The question answers itself, for the true source of disgruntled offense lies not in the alternative perspective of a juvenile text, but in my unmasking of this group’s darkest, most heinous secret: nerds, far from an aggrieved class of shy, introverted victims who are but one dance card away from the social respect that is their due, are, in fact, authoritarian monsters  cauldrons of intolerance and self-imposed supremacy so white-hot that they easily surpass the chest-thumping egoism of the very tormentors they deride on a daily basis. But while the enemies of nerdom actually get laid (while not needing to roll dice, draw cards, or tuck away the nutsacks of their brethren to do so) and manage to leave the house not under cover of darkness, these creeps and cretins channel their twisted menace inward, becoming the very epitome of subliminal aggression.

Above all, they so worship the male form  the very one to which they bear no obvious similarity  that a world of hyperstylized violence and war becomes their playground of fanciful lust.
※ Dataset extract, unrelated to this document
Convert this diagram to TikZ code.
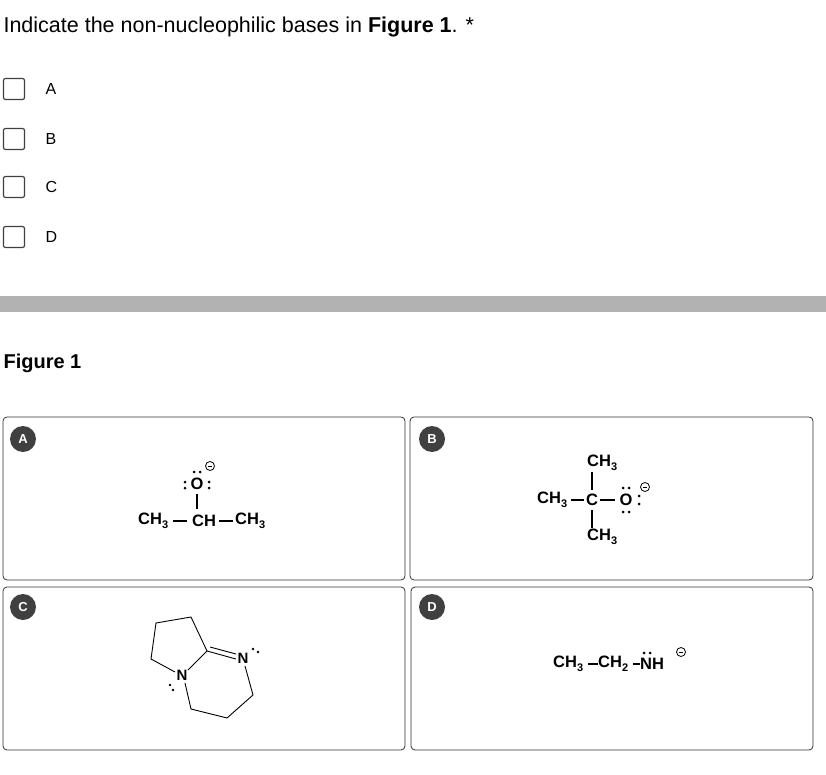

This class of pseudo-warriors work out their passions for murder, bloodshed, and sphincter-blasting mania in the dark recesses of their own minds, convinced as they are that on the day when civilization crumbles under the weight of its own depravity, they will lie in wait; a new order to surpass the old.

Purple prose aside, geeks, goons, and shut-ins hate my review because I at last told all the world that, at bottom, they love war even more than the most battle-hardened Marine, and to every last, chicken-legged one of them, they are far right buffoons posing as empathetic sweethearts; armchair soldiers drooling at the sacrifices of others as they act out their inadequacies on the world stage. They romanticize slaughter – the very meat grinder that would eradicate the world that never brought them to the table – because, as with all myth throughout time, they can be reborn as gods in our midst. For too long, their juvenile curiosities, comic books, video games, role-playing weekends otherwise spent in stupefying silence  have been dismissed as retreats into silliness, when in fact they are calculated efforts to unleash the barrel-chested fascists within.

The weapons they wield, and the symbols to which they bow, have but one end in mind: total domination. Or maybe it’s as simple as saying that nerds are as protective of their turf as gang leaders; that they want their world to remain free of politics or social context, for then they can live forever in a whirlwind of beautiful queens, heroic gestures, and impossibly hard abdomens, all without the responsibility of their implications. But I prefer the former, after all. Never has a group of turds so humorless, so lacking in the imagination they claim to celebrate, been so unfairly inflicted upon a stronger, wiser class of persons. The more they bare their teeth, the more I know I’m right.